Il vaso porta con sé una dose di mistero, oltre che essere ammantato di un fascino oscuro: c’è addirittura chi sostiene che sia maledetto … Impossibile da datare, che sia davvero il vaso del mito? Ma il mito è reale o pura fantasia, racconto, credenza popolare?
Il personaggio che più ho apprezzato è stato proprio quello di Pandora perché mi è piaciuto il modo in cui, pagina dopo pagina, pur con le sue fragilità e i suoi dubbi, la protagonista riesca ad alzare la testa, a guardare in faccia il suo passato e affrontarlo, e come riesca ad appropriarsi del suo destino; tra i personaggi secondari, a mio avviso, ci sono alcuni più e alcuni meno riusciti.
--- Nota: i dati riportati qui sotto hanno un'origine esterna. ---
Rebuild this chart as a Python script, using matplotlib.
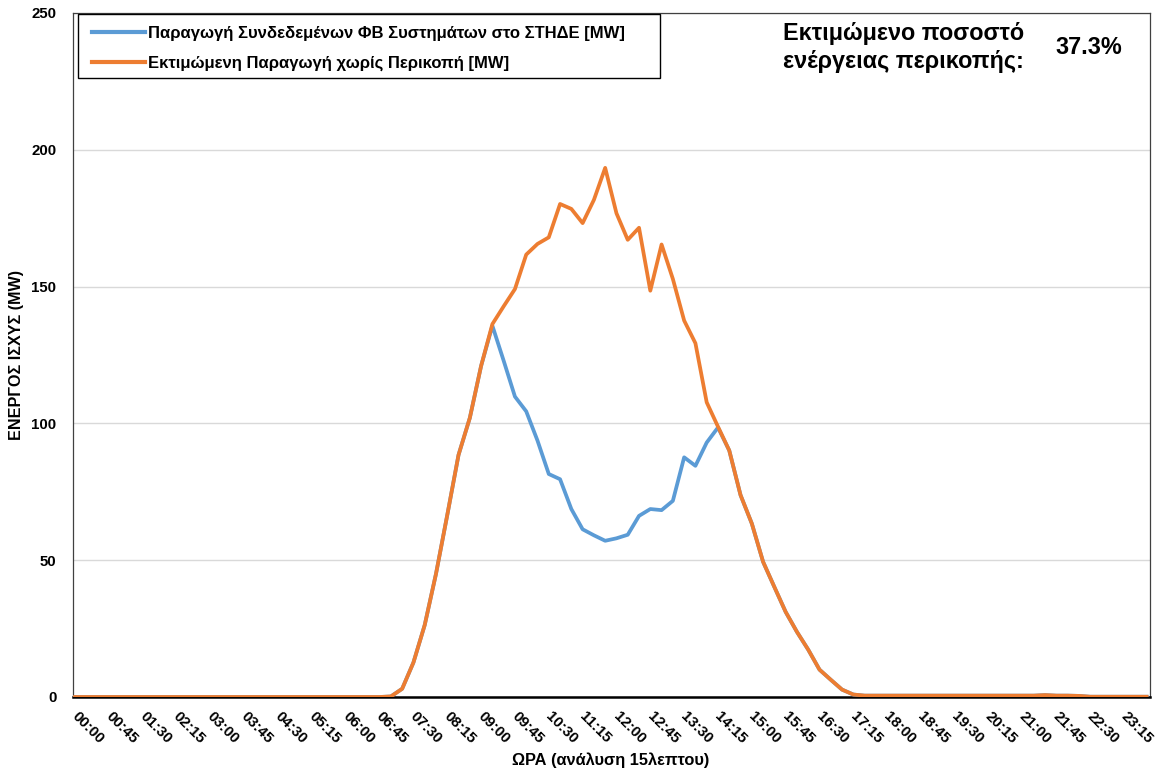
import numpy as np
import matplotlib
matplotlib.use('Agg')
from matplotlib import pyplot as plt
from matplotlib.patches import Rectangle
from matplotlib.transforms import ScaledTranslation

plt.rcParams['font.family'] = ['Liberation Sans', 'DejaVu Sans']
plt.rcParams['font.weight'] = 'bold'

# 96 τιμές, ανάλυση 15 λεπτών
times = ['%02d:%02d' % (h, m) for h in range(24) for m in (0, 15, 30, 45)]

# εκτιμώμενη παραγωγή χωρίς περικοπή [MW]
orange = [0.0] * 28 + [
    0.2, 3.0, 12.6, 26.3, 45.0, 66.5, 88.5, 102.0, 121.0, 136.3,
    142.8, 149.1, 161.7, 165.6, 168.0, 180.2, 178.4, 173.2, 181.7, 193.4,
    176.8, 167.1, 171.5, 148.5, 165.4, 152.8, 137.6, 129.3, 107.7, 98.8,
    90.1, 73.8, 63.4, 49.4, 40.2, 31.1, 23.8, 17.3, 10.0, 6.3,
    2.7, 0.9, 0.5, 0.5, 0.5, 0.5, 0.5, 0.5, 0.5, 0.5,
    0.5, 0.5, 0.5, 0.5, 0.5, 0.5, 0.5, 0.5, 0.7, 0.5,
    0.5, 0.4, 0.1, 0.1, 0.1, 0.1, 0.1, 0.1]

# παραγωγή συνδεδεμένων ΦΒ (με περικοπή) [MW], 09:15 - 14:15
blue_cut = [135.7, 122.9, 109.8, 104.4, 93.7, 81.5, 79.6, 68.7, 61.3, 59.1,
            57.1, 58.0, 59.3, 66.2, 68.7, 68.3, 71.7, 87.6, 84.5, 93.0, 98.5]
blue = orange[:37] + blue_cut + orange[58:]

x = np.arange(len(times))

fig = plt.figure(figsize=(11.58, 7.71), dpi=100)
ax = fig.add_axes([73/1158, 1-697/771, (1150-73)/1158, (697-13)/771])

ax.plot(x, blue, color='#5B9BD5', lw=2.7, solid_joinstyle='round', zorder=3)
ax.plot(x, orange, color='#ED7D31', lw=2.7, solid_joinstyle='round', zorder=4)

ax.set_xlim(-0.18, 95.3)
ax.set_ylim(0, 250)
ax.set_yticks(range(0, 251, 50))
ax.yaxis.grid(True, color='#D9D9D9', lw=1)
ax.set_axisbelow(True)
ax.tick_params(axis='y', length=0, pad=12, labelsize=10.8)
ax.set_xticks(x[::3])
ax.set_xticklabels(times[::3], rotation=-45, ha='left', va='top',
                   rotation_mode='anchor', fontsize=10.8)
ax.tick_params(axis='x', length=0, pad=9)
# λίγο δεξιότερα οι ετικέτες όπως στο excel
shift = ScaledTranslation(4/100, 0, fig.dpi_scale_trans)
for lab in ax.get_xticklabels():
    lab.set_transform(lab.get_transform() + shift)
for s in ['left', 'right', 'top']:
    ax.spines[s].set_color('#404040')
    ax.spines[s].set_linewidth(0.9)
ax.spines['bottom'].set_color('black')
ax.spines['bottom'].set_linewidth(1.8)

# υπόμνημα
fig.patches.append(Rectangle((78/1158, 1-78/771), 582/1158, 64/771,
                             transform=fig.transFigure, fill=True,
                             facecolor='white', edgecolor='black', lw=1, zorder=5))
leg = fig.legend(['Παραγωγή Συνδεδεμένων ΦΒ Συστημάτων στο ΣΤΗΔΕ [MW]',
                  'Εκτιμώμενη Παραγωγή χωρίς Περικοπή [MW]'],
                 loc='upper left', bbox_to_anchor=(92/1158, 1-26/771),
                 frameon=False, borderpad=0, borderaxespad=0,
                 handlelength=3.18, handletextpad=0.18, labelspacing=0.91,
                 prop={'size': 12, 'weight': 'bold'})
leg.set_zorder(6)
for h in leg.get_lines():
    h.set_linewidth(3)

fig.text(783/1158, 1-47.5/771, 'Εκτιμώμενο ποσοστό\nενέργειας περικοπής:',
         fontsize=16.8, fontweight='bold', va='center', ha='left', linespacing=1.28)
fig.text(1055/1158, 1-47/771, '37.3%', fontsize=16.8, fontweight='bold',
         va='center', ha='left')

fig.text(17/1158, 1-355/771, 'ΕΝΕΡΓΟΣ ΙΣΧΥΣ (MW)', rotation=90, fontsize=11.6,
         fontweight='bold', ha='center', va='center')
fig.text(611/1158, 1-760/771, 'ΩΡΑ (ανάλυση 15λεπτου)', fontsize=11.8,
         fontweight='bold', ha='center', va='center')

fig.savefig('out.png', dpi=100)
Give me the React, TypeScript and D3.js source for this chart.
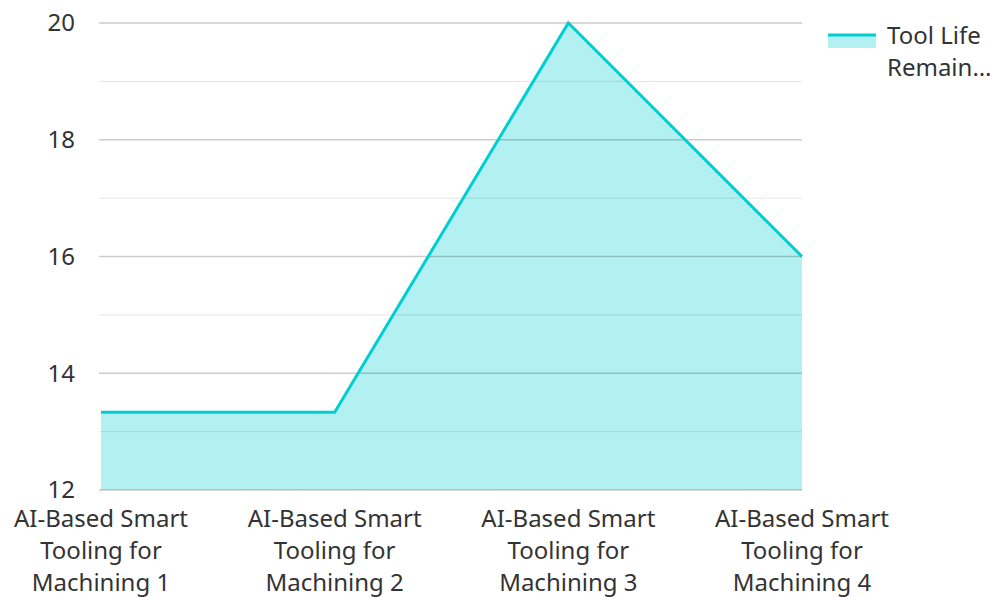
import React from 'react';
import * as d3 from 'd3';

const categories = [
  'AI-Based Smart Tooling for Machining 1',
  'AI-Based Smart Tooling for Machining 2',
  'AI-Based Smart Tooling for Machining 3',
  'AI-Based Smart Tooling for Machining 4',
];
const toolLife = [13.33, 13.33, 20, 16];
const yTicks = [12, 14, 16, 18, 20];
const yMinorTicks = [13, 15, 17, 19];
const seriesName = 'Tool Life Remaining';

const width = 994;
const height = 597;
const margin = { top: 23, right: 192, bottom: 107, left: 101 };
const color = '#00CED1';
const font = '"Noto Sans", "Open Sans", sans-serif';
const fontSize = 24;

function wrapLabel(label: string): string[] {
  // "AI-Based Smart" / "Tooling for" / "Machining N"
  const words = label.split(' ');
  return [words.slice(0, 2).join(' '), words.slice(2, 4).join(' '), words.slice(4).join(' ')];
}

export default function App() {
  const x = d3
    .scalePoint<string>()
    .domain(categories)
    .range([margin.left, width - margin.right]);
  const y = d3
    .scaleLinear()
    .domain([12, 20])
    .range([height - margin.bottom, margin.top]);

  const data = categories.map((c, i) => ({ c, v: toolLife[i] }));

  const area = d3
    .area<{ c: string; v: number }>()
    .x((d) => x(d.c)!)
    .y0(y(12))
    .y1((d) => y(d.v));
  const line = d3
    .line<{ c: string; v: number }>()
    .x((d) => x(d.c)!)
    .y((d) => y(d.v));

  const x0 = margin.left;
  const x1 = width - margin.right;

  return (
    <svg
      width={width}
      height={height}
      style={{ position: 'absolute', left: 0, top: 0 }}
      fontFamily={font}
    >
      <path d={area(data)!} fill={color} fillOpacity={0.3} />
      {yMinorTicks.map((t) => (
        <line key={'m' + t} x1={x0 - 2} x2={x1} y1={y(t)} y2={y(t)} stroke="#000" strokeOpacity={0.1} strokeWidth={1} />
      ))}
      {yTicks.map((t) => (
        <line key={'g' + t} x1={x0 - 2} x2={x1} y1={y(t)} y2={y(t)} stroke="#000" strokeOpacity={0.2} strokeWidth={1.3} />
      ))}
      <path d={line(data)!} fill="none" stroke={color} strokeWidth={3} strokeLinejoin="miter" />
      {yTicks.map((t) => (
        <text key={'t' + t} x={75} y={y(t)} dy="0.35em" textAnchor="end" fontSize={fontSize} fill="#333">
          {t}
        </text>
      ))}
      {categories.map((c) => (
        <text key={c} x={x(c)} y={519} textAnchor="middle" fontSize={fontSize} fill="#333">
          {wrapLabel(c).map((l, i) => (
            <tspan key={i} x={x(c)} dy={i === 0 ? '0.35em' : 32}>
              {l}
            </tspan>
          ))}
        </text>
      ))}
      <g>
        <rect x={828} y={34} width={48} height={14} fill={color} fillOpacity={0.3} />
        <line x1={828} x2={876} y1={35} y2={35} stroke={color} strokeWidth={3} />
        <text x={887} y={36} dy="0.35em" fontSize={fontSize} fill="#333">
          Tool Life
        </text>
        <text x={887} y={68} dy="0.35em" fontSize={fontSize} fill="#333">
          Remain…
        </text>
      </g>
      <title>{seriesName}</title>
    </svg>
  );
}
Edward mi è sembrato perennemente teso tra ambizione e moralità, anche nei modi, come Dora nota, appare talvolta scostante; mentre lo zio e Lottie sono due personaggi che, pur nelle loro meschinità, mi sono sembrati coerenti e ben contestualizzati.
Lo stile di scrittura è diretto, i capitoli sono brevi e la lettura risulta scorrevole, pur essendo riuscita a intuire in modo abbastanza prevedibile la direzione di alcune trame e avendo trovato alcune scene e tematiche piu’ moderne rispetto al contesto storico dipinto.